The cause of the other beaver's death is unknown. A third beaver is in the care of the Scottish SPCA.
The existence of the family of beavers was made public by conservation charity Trees for Life. It asked the government to consider leaving the animals where they were.
The charity's chief executive Steve Micklewright said: "We are deeply saddened that the Beauly family of beavers has now been split up and two of them have died in captivity.
"Beavers have been in the area for five-eight years with no local concerns or controversy. Many people had no idea they were there."
Beavers have recently been recognised by the Scottish government as a native species.
Mr Micklewright added: "Native species require protection.
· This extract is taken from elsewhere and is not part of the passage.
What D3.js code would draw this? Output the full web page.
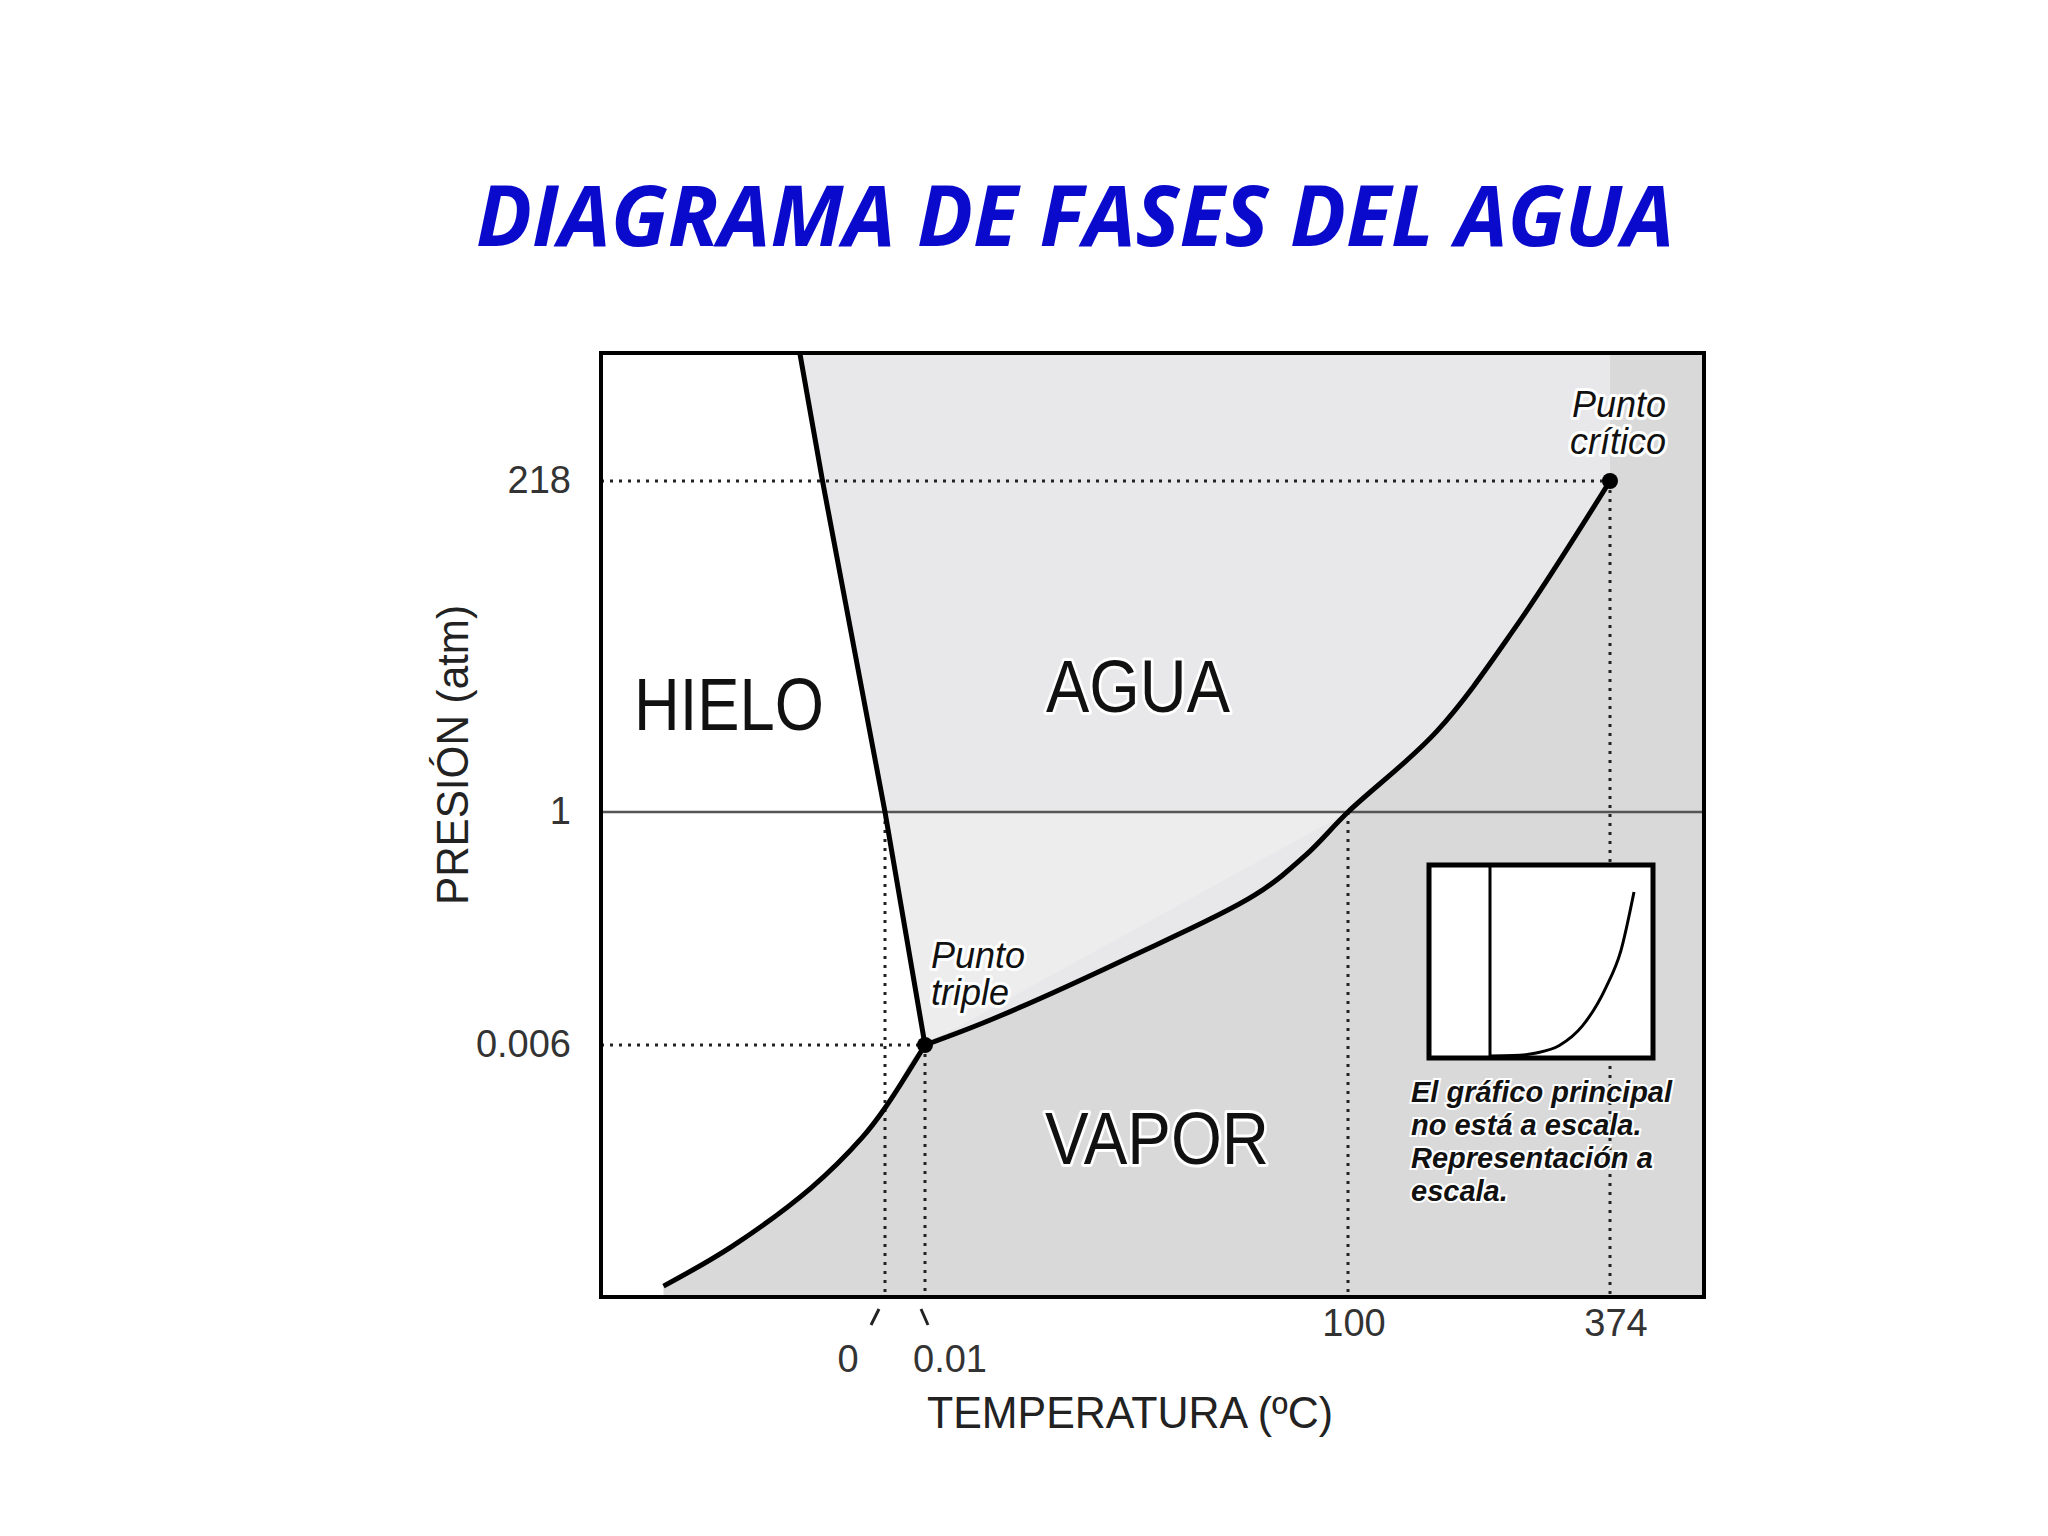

The government should have explored all other options before trapping and removing this beaver family."
But Scottish Land and Estates said the decision raised concerns that the population may grow in future months.
Policy officer Karen Ramoo said: "The suspension of trapping measures for the illegally-released beaver population at Beauly has been met with surprise by land-based businesses in the local area.
"Cabinet Secretary Roseanna Cunningham was clear in July that "swift action" was required in Beauly but little explanation has been given on why attempts by SNH to capture and relocate these beavers have now been curtailed.
"We are concerned that such a delay may allow the population the chance to grow and to increase their range, with little management in place to stop this from occurring."